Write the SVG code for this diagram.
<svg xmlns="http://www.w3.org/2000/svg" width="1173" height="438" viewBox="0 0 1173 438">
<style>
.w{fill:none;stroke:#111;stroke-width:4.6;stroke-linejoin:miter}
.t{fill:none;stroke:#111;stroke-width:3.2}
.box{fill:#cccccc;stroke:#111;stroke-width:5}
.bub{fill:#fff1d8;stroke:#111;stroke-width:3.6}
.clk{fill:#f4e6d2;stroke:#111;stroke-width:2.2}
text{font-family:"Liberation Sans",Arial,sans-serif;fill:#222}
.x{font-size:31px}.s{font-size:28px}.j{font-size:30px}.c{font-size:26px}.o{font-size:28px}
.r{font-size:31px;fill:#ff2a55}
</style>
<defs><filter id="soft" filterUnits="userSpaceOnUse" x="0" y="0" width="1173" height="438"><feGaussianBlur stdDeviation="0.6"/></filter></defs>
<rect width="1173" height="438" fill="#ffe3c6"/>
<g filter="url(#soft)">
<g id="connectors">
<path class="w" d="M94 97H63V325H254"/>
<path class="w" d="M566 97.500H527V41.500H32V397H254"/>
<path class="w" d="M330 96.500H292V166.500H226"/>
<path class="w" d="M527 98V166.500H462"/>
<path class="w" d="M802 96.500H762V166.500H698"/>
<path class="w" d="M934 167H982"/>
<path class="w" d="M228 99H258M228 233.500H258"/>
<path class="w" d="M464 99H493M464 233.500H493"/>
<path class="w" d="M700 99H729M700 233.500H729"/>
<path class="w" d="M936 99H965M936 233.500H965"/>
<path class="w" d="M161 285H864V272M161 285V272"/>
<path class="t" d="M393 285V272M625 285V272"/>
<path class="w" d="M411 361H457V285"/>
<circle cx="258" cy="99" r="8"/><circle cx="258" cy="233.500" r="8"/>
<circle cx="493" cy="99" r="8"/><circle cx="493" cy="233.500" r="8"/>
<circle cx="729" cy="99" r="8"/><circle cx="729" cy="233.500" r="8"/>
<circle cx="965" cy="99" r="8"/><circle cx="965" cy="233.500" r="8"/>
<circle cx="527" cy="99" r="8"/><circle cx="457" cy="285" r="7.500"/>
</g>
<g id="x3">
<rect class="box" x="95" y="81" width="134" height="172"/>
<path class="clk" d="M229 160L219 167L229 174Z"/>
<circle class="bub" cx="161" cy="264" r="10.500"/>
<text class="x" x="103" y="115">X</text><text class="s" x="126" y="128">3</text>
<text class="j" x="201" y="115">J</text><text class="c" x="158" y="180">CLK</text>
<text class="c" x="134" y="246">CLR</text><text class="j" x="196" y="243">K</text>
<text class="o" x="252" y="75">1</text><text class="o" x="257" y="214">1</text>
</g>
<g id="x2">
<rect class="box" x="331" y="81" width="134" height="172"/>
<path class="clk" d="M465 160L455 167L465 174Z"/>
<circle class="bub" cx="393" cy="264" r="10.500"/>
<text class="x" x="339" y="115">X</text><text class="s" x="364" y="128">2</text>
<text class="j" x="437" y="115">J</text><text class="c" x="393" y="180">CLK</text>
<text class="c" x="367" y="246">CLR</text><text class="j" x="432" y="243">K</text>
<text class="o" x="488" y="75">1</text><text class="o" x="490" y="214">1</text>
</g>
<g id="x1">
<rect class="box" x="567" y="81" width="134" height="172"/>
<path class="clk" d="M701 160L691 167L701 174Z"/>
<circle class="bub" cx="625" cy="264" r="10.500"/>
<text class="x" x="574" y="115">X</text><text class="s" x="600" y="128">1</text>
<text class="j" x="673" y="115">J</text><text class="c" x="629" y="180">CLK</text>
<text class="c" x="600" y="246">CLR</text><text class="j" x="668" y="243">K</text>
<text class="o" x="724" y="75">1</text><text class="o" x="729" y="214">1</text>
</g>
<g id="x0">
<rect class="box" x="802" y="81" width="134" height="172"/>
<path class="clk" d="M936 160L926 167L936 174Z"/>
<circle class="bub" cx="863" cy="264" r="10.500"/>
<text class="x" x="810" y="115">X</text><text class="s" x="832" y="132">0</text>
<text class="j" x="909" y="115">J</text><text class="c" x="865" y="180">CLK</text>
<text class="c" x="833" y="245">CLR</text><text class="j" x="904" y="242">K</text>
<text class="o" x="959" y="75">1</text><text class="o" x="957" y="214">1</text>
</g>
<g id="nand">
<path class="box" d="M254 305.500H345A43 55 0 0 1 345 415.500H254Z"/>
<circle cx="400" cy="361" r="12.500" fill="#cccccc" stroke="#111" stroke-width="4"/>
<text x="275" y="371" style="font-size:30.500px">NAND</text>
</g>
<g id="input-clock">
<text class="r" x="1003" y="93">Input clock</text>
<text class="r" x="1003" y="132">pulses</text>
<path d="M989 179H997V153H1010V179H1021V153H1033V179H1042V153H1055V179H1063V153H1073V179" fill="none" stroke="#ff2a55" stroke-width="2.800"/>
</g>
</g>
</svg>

──────────────────────────────

Instructions to follow:
Quote the entire listing above exactly.

Output for this exercise:
Write the SVG code for this diagram.
<svg xmlns="http://www.w3.org/2000/svg" width="1173" height="438" viewBox="0 0 1173 438">
<style>
.w{fill:none;stroke:#111;stroke-width:4.6;stroke-linejoin:miter}
.t{fill:none;stroke:#111;stroke-width:3.2}
.box{fill:#cccccc;stroke:#111;stroke-width:5}
.bub{fill:#fff1d8;stroke:#111;stroke-width:3.6}
.clk{fill:#f4e6d2;stroke:#111;stroke-width:2.2}
text{font-family:"Liberation Sans",Arial,sans-serif;fill:#222}
.x{font-size:31px}.s{font-size:28px}.j{font-size:30px}.c{font-size:26px}.o{font-size:28px}
.r{font-size:31px;fill:#ff2a55}
</style>
<defs><filter id="soft" filterUnits="userSpaceOnUse" x="0" y="0" width="1173" height="438"><feGaussianBlur stdDeviation="0.6"/></filter></defs>
<rect width="1173" height="438" fill="#ffe3c6"/>
<g filter="url(#soft)">
<g id="connectors">
<path class="w" d="M94 97H63V325H254"/>
<path class="w" d="M566 97.500H527V41.500H32V397H254"/>
<path class="w" d="M330 96.500H292V166.500H226"/>
<path class="w" d="M527 98V166.500H462"/>
<path class="w" d="M802 96.500H762V166.500H698"/>
<path class="w" d="M934 167H982"/>
<path class="w" d="M228 99H258M228 233.500H258"/>
<path class="w" d="M464 99H493M464 233.500H493"/>
<path class="w" d="M700 99H729M700 233.500H729"/>
<path class="w" d="M936 99H965M936 233.500H965"/>
<path class="w" d="M161 285H864V272M161 285V272"/>
<path class="t" d="M393 285V272M625 285V272"/>
<path class="w" d="M411 361H457V285"/>
<circle cx="258" cy="99" r="8"/><circle cx="258" cy="233.500" r="8"/>
<circle cx="493" cy="99" r="8"/><circle cx="493" cy="233.500" r="8"/>
<circle cx="729" cy="99" r="8"/><circle cx="729" cy="233.500" r="8"/>
<circle cx="965" cy="99" r="8"/><circle cx="965" cy="233.500" r="8"/>
<circle cx="527" cy="99" r="8"/><circle cx="457" cy="285" r="7.500"/>
</g>
<g id="x3">
<rect class="box" x="95" y="81" width="134" height="172"/>
<path class="clk" d="M229 160L219 167L229 174Z"/>
<circle class="bub" cx="161" cy="264" r="10.500"/>
<text class="x" x="103" y="115">X</text><text class="s" x="126" y="128">3</text>
<text class="j" x="201" y="115">J</text><text class="c" x="158" y="180">CLK</text>
<text class="c" x="134" y="246">CLR</text><text class="j" x="196" y="243">K</text>
<text class="o" x="252" y="75">1</text><text class="o" x="257" y="214">1</text>
</g>
<g id="x2">
<rect class="box" x="331" y="81" width="134" height="172"/>
<path class="clk" d="M465 160L455 167L465 174Z"/>
<circle class="bub" cx="393" cy="264" r="10.500"/>
<text class="x" x="339" y="115">X</text><text class="s" x="364" y="128">2</text>
<text class="j" x="437" y="115">J</text><text class="c" x="393" y="180">CLK</text>
<text class="c" x="367" y="246">CLR</text><text class="j" x="432" y="243">K</text>
<text class="o" x="488" y="75">1</text><text class="o" x="490" y="214">1</text>
</g>
<g id="x1">
<rect class="box" x="567" y="81" width="134" height="172"/>
<path class="clk" d="M701 160L691 167L701 174Z"/>
<circle class="bub" cx="625" cy="264" r="10.500"/>
<text class="x" x="574" y="115">X</text><text class="s" x="600" y="128">1</text>
<text class="j" x="673" y="115">J</text><text class="c" x="629" y="180">CLK</text>
<text class="c" x="600" y="246">CLR</text><text class="j" x="668" y="243">K</text>
<text class="o" x="724" y="75">1</text><text class="o" x="729" y="214">1</text>
</g>
<g id="x0">
<rect class="box" x="802" y="81" width="134" height="172"/>
<path class="clk" d="M936 160L926 167L936 174Z"/>
<circle class="bub" cx="863" cy="264" r="10.500"/>
<text class="x" x="810" y="115">X</text><text class="s" x="832" y="132">0</text>
<text class="j" x="909" y="115">J</text><text class="c" x="865" y="180">CLK</text>
<text class="c" x="833" y="245">CLR</text><text class="j" x="904" y="242">K</text>
<text class="o" x="959" y="75">1</text><text class="o" x="957" y="214">1</text>
</g>
<g id="nand">
<path class="box" d="M254 305.500H345A43 55 0 0 1 345 415.500H254Z"/>
<circle cx="400" cy="361" r="12.500" fill="#cccccc" stroke="#111" stroke-width="4"/>
<text x="275" y="371" style="font-size:30.500px">NAND</text>
</g>
<g id="input-clock">
<text class="r" x="1003" y="93">Input clock</text>
<text class="r" x="1003" y="132">pulses</text>
<path d="M989 179H997V153H1010V179H1021V153H1033V179H1042V153H1055V179H1063V153H1073V179" fill="none" stroke="#ff2a55" stroke-width="2.800"/>
</g>
</g>
</svg>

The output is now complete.